Heat loss calculations feed directly into energy audit reports for manufacturing plants, labs, and commercial buildings. Auditors document baseline losses, propose mitigation measures, and estimate savings using utility rates. For example, if a process line loses 80 kWh every shift through uninsulated steel flanges, adding removable insulation blankets can reduce the loss by 70 percent. At an electricity cost of $0.12 per kWh, that equates to $7.68 per shift. Multiply by 300 shifts per year and you get $2,304 in annual savings, easily justifying a capital expenditure of several thousand dollars.

Regulators increasingly demand quantified energy-management plans. Demonstrating that you can calculate and then mitigate heat loss by metal surfaces strengthens compliance with programs such as ISO 50001 and various state-level efficiency mandates.

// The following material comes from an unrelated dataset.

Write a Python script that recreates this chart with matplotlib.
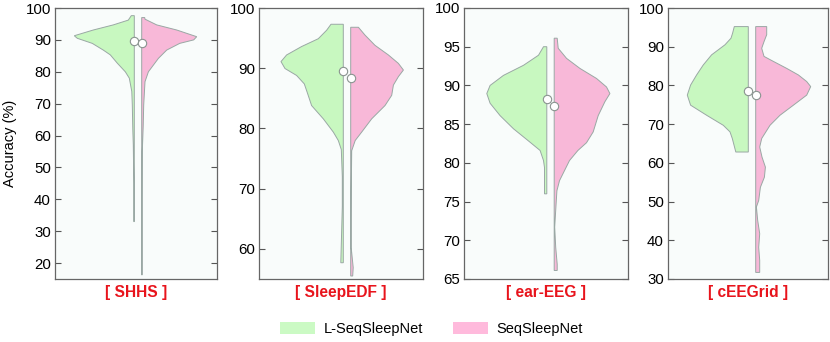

Advanced Modeling Techniques

When conduction occurs in complex geometries, numerical simulation becomes valuable. Finite element models break the metal into small elements, each assigned the appropriate material properties. Solvers then compute temperature gradients and heat flux throughout the part, capturing hotspots and constrictions that analytic equations may miss. Engineers must still supply accurate input data, so the measurement discipline described above remains essential even in digital workflows.

Monte Carlo sensitivity studies can reveal which variables most affect heat loss. Often, small uncertainties in thickness or conductivity matter less than errors in temperature measurement, guiding testing budgets to the most influential parameters. Some companies integrate these analyses into digital twins, allowing them to evaluate design changes without interrupting production.

Key Takeaways

• Fourier’s law provides a dependable foundation for estimating conduction losses through metal.
• Accurate thermal conductivity values, drawn from authoritative databases or lab tests, are critical.
• Geometric precision matters: errors in thickness or area directly influence the result.
• Documenting assumptions and measurements ensures traceable, auditable calculations.
• Mitigation strategies such as insulation, thickness changes, and thermal breaks can be evaluated quickly once the baseline heat loss is known.

By applying the principles outlined here and using interactive tools like the calculator above, you can make informed decisions on material selection, insulation strategies, and process optimization. The result is a measurable reduction in wasted energy, improved safety due to stable temperatures, and enhanced sustainability outcomes that align with modern corporate mandates.